The preamble does not appear in the Code of Federal Regulations, but it functions as the primary defense brief when a regulation is challenged in court. Under 5 U.S.C. 706, a reviewing court can set aside agency action that is “arbitrary, capricious, an abuse of discretion, or otherwise not in accordance with law.”14Office of the Law Revision Counsel. 5 USC 706 – Scope of Review The Supreme Court has interpreted this standard to require that the agency “articulate a satisfactory explanation for its action, including a rational connection between the facts found and the choice made.”15Justia Law. Motor Vehicle Mfrs. Assn. v. State Farm Mutual Automobile Ins. Co., 463 U.S. 29 (1983) The preamble is where that explanation lives.

Courts review the administrative record to decide whether the agency considered the relevant evidence, responded to significant objections, and explained its reasoning. A preamble that fails to address an obvious counterargument or glosses over important data gives a challenger exactly the opening they need. When a court finds the explanation inadequate, the typical remedy is to vacate the rule and send it back to the agency to try again.

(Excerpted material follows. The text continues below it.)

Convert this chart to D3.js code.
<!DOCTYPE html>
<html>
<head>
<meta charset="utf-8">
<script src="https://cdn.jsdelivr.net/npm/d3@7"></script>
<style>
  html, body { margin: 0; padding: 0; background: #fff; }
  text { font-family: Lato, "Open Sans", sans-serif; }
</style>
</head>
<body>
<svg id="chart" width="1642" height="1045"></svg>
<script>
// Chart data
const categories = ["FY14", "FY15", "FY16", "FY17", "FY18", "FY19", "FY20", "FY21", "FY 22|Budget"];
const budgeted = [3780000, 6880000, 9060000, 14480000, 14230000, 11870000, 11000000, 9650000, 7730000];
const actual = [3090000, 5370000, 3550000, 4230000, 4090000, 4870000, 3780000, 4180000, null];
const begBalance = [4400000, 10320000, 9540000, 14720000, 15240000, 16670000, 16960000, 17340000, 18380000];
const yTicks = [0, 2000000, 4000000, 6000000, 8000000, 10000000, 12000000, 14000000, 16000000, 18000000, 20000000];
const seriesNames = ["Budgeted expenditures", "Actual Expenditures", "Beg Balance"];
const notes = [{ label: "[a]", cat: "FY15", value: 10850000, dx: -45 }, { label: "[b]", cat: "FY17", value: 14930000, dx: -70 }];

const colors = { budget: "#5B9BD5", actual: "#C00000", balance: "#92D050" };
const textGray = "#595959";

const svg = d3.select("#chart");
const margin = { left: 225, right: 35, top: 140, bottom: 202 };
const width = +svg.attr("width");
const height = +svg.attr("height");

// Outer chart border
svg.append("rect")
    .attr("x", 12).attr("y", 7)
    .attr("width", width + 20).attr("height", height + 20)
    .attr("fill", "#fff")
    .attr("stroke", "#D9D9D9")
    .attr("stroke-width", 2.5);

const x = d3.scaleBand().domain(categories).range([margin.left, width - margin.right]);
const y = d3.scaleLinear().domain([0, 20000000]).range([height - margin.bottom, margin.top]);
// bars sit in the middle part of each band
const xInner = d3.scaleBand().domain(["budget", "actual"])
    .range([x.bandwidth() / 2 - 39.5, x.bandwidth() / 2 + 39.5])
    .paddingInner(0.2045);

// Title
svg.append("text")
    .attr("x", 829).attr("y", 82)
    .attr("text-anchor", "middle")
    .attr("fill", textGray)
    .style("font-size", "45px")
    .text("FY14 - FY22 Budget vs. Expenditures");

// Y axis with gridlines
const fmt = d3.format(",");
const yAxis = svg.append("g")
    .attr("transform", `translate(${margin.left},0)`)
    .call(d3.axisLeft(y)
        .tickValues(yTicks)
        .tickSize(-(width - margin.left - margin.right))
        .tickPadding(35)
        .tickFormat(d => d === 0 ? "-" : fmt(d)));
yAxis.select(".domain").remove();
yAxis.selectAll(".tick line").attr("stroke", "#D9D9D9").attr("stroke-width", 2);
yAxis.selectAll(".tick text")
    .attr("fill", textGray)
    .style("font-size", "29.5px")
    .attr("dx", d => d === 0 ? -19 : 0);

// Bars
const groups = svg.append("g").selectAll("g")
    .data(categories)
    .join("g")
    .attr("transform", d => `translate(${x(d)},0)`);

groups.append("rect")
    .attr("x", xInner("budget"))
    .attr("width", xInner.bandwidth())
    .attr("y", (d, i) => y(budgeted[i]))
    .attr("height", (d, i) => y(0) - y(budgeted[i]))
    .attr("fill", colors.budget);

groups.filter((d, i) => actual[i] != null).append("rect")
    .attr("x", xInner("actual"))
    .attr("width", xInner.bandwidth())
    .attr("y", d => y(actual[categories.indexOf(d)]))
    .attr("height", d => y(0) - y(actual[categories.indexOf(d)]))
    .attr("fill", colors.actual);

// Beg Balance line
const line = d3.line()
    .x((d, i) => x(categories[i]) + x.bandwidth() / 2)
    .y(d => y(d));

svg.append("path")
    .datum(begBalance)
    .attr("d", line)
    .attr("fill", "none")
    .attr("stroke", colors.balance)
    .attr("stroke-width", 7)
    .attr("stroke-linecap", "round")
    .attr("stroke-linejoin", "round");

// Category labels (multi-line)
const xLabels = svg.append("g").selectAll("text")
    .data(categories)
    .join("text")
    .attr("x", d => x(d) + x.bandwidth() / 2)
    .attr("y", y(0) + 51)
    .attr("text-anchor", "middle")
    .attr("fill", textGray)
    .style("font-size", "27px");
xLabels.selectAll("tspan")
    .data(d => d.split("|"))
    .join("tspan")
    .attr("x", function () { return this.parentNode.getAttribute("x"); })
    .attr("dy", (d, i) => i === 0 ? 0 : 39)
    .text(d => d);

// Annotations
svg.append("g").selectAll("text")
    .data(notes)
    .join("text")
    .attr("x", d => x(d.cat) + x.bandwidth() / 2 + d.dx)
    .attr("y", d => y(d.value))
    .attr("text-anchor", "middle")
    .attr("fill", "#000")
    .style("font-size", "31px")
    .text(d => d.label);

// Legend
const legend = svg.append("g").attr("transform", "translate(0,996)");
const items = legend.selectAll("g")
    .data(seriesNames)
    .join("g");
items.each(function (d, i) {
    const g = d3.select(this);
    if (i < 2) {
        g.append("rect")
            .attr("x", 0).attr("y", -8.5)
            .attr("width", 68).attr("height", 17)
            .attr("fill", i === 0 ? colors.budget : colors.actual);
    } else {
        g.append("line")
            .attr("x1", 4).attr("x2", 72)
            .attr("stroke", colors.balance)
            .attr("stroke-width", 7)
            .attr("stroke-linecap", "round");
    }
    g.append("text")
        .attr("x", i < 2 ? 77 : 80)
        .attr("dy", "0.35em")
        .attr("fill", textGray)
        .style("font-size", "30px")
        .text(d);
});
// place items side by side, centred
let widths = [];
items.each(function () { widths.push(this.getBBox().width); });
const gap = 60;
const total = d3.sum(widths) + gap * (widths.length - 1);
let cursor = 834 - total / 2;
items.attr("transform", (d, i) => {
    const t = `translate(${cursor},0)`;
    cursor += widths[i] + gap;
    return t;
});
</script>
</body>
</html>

After the End of Chevron Deference

The Supreme Court’s 2024 decision in Loper Bright Enterprises v. Raimondo fundamentally changed how courts treat agency interpretations of law found in preambles. For four decades under Chevron U.S.A. v. Natural Resources Defense Council, courts were required to defer to an agency’s reasonable interpretation of an ambiguous statute. That framework gave preamble interpretations substantial legal weight, because a court could not substitute its own reading of the law as long as the agency’s was permissible.16Supreme Court of the United States. Loper Bright Enterprises v. Raimondo

Loper Bright overruled Chevron and held that courts must exercise independent judgment when deciding whether an agency has acted within its statutory authority. An agency’s interpretation of a statute in a preamble no longer commands automatic deference. Courts may still give the agency’s view some weight under the older Skidmore v. Swift & Co. framework, which looks at the thoroughness of the agency’s reasoning, the consistency of its position over time, and other factors that make it persuasive. But persuasive weight is a far cry from binding deference, and the practical result is that the quality of the legal reasoning in a preamble matters more now than it did before 2024. An agency that offers a thin or poorly reasoned statutory interpretation can no longer count on a court deferring to it simply because the statute is ambiguous.

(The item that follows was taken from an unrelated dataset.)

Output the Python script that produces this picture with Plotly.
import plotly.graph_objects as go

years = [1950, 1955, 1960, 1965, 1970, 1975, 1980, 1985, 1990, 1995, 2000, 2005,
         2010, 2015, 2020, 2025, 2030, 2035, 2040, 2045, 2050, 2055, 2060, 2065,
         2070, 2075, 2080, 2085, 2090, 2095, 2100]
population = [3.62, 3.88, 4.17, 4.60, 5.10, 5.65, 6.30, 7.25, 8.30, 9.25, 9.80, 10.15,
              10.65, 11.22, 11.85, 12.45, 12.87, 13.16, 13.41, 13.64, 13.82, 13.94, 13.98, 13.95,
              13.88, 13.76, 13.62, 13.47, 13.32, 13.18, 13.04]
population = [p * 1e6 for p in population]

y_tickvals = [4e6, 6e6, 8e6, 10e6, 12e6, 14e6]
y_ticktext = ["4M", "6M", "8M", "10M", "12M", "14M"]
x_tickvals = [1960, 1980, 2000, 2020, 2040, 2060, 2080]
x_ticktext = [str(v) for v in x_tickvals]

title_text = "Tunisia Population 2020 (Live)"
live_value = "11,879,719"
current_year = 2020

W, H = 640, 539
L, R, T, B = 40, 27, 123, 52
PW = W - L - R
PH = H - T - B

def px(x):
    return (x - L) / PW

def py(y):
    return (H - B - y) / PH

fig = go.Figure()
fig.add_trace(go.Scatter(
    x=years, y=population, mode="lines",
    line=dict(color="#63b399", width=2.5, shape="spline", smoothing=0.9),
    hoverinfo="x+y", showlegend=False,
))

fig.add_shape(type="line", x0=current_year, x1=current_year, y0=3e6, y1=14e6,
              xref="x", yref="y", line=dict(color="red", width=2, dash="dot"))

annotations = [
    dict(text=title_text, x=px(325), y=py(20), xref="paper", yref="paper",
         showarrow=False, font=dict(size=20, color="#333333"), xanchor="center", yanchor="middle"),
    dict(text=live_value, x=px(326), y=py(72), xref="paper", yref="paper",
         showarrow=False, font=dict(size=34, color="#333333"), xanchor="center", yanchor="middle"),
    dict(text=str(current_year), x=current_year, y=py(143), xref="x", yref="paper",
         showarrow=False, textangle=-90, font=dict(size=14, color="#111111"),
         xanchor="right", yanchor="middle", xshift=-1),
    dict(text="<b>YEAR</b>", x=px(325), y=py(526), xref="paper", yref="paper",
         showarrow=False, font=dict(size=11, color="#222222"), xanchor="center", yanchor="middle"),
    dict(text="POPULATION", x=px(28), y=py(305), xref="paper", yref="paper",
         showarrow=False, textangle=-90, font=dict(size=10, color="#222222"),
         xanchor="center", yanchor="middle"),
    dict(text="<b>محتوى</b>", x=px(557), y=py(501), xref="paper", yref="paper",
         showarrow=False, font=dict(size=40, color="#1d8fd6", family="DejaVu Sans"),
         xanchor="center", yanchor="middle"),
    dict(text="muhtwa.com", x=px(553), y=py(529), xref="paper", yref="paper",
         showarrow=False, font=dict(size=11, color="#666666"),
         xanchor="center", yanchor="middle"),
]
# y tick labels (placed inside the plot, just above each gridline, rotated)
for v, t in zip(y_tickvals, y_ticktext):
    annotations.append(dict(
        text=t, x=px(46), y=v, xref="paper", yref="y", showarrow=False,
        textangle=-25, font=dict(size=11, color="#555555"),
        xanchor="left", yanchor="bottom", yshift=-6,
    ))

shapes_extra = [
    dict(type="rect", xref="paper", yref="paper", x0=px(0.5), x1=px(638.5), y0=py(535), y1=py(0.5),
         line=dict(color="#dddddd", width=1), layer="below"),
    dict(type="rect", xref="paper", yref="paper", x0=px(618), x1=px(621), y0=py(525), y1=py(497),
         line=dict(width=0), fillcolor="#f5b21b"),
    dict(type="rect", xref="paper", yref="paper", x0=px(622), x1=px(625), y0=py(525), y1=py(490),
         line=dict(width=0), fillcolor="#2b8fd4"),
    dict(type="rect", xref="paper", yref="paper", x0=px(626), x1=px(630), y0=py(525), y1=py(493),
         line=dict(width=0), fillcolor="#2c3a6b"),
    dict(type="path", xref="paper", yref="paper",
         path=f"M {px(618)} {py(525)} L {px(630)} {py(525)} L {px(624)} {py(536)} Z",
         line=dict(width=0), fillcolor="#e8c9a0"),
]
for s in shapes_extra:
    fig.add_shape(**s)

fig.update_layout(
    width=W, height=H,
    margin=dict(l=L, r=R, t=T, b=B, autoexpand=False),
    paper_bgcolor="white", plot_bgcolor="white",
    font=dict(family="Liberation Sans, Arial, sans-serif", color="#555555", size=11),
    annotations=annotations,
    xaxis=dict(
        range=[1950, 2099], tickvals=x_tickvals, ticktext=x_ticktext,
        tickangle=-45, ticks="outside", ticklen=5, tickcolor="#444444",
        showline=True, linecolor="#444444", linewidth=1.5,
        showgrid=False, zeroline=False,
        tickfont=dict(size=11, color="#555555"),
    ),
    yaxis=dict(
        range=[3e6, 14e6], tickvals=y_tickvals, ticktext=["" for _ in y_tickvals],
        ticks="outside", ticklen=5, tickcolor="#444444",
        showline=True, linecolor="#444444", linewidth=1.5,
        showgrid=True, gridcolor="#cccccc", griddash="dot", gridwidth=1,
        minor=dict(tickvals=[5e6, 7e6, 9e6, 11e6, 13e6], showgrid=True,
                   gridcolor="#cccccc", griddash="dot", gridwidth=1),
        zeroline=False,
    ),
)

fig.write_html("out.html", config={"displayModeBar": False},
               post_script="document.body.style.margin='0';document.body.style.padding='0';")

For agencies, this shift raises the stakes on every preamble. The explanation of statutory authority, the response to legal objections from commenters, and the interpretation of key statutory terms all face more rigorous judicial scrutiny than they would have received a few years ago. Legal counsel drafting preambles now write with the understanding that a reviewing court will read the statute for itself and may reach a different conclusion regardless of the agency’s expertise.